On top of that, the JVM can detect if a branch is never taken, and in that case, it can omit it from the compiled code to reduce its size and help improve other optimizations. The compiled code contains an uncommon trap for the event of the pruned branch would be necessary. When such trap is hit, it triggers the JVM to deoptimize the code.

Optimistic nullness assertions

A common class of errors is the null pointer dereference. Trying to read the value of a null pointer causes a segmentation fault. In general, processes can handle this, or allow the OS to handle it for them, which usually results in the termination of the process.

The abnormal termination is usually not desirable, so the JVM is generously turning these signals into NullPointerExceptions. So, even if we are not explicitly checking for it, the following code is handling the case when the input String is null, and if that so, it throws an exception.

public String mix(String s) {
        // if s is null then throw a NullPointerException
        return s.toLowerCase() + s.toUpperCase();
}

The implicit null-checking has a cost, but the JVM can optimistically omit it if the collected runtime profile shows that no nulls are passed to this method. The following diagram illustrates what happens to the performance characteristic of the sample program after deliberately injecting a few nulls.

The chart above illustrate what happens to the performance profile when we pass a null to a method that is generally called with non-null values.

The first time the mix method was called with a null, there was no explicit check in place because the JVM optimistically removed it after the first few thousand calls. Dereferencing that null pointer caused a segmentation fault in the compiled native code. It was expected and handled by the JVM to recover, optimize the code, and to throw a java.lang.NullPointerException. For more info about the JVM signal handling, check this guide.

Summary

It was exciting to poke the JVM and watch various optimizations altering the performance characteristics of the test programs.

I've learned some important lessons along the way from these experiments.

The first is that there is a huge gap between the code you write and the code that will execute. It's always worth to measure before and after optimizing something, and we should not solely rely on our instincts, especially when we just look the static code structure for example on a code review. Knowing the potential gain in performance might help to justify the required additional effort and code complexity.

However, measuring performance with microbenchmarks can be challenging. I've done it a couple of times, yet I vastly underestimated the effort required for this post. There is an article with some guiding principles about this topic, I recommend everyone who wants to write microbenchmarks to read it.

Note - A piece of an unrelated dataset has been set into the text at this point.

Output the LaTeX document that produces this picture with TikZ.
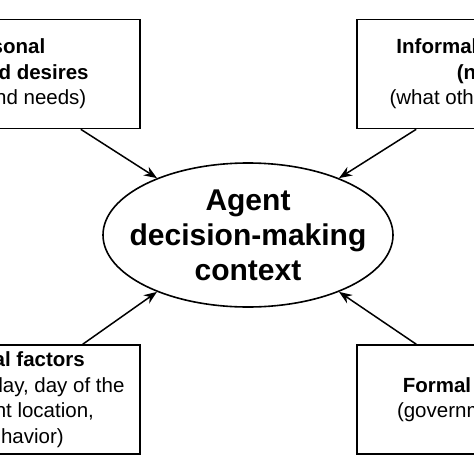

In real scenarios, where the network, database etc. comes into play the factors measured in this post count, but there are much more going on. Make sure to not only measure performance at the micro level but throughout the whole application, in production-like settings. I like to think to microbenchmarks as low-level units test with fuzzy results. It's good if they indicate good performance, but the end-to-end performance still needs to be tested.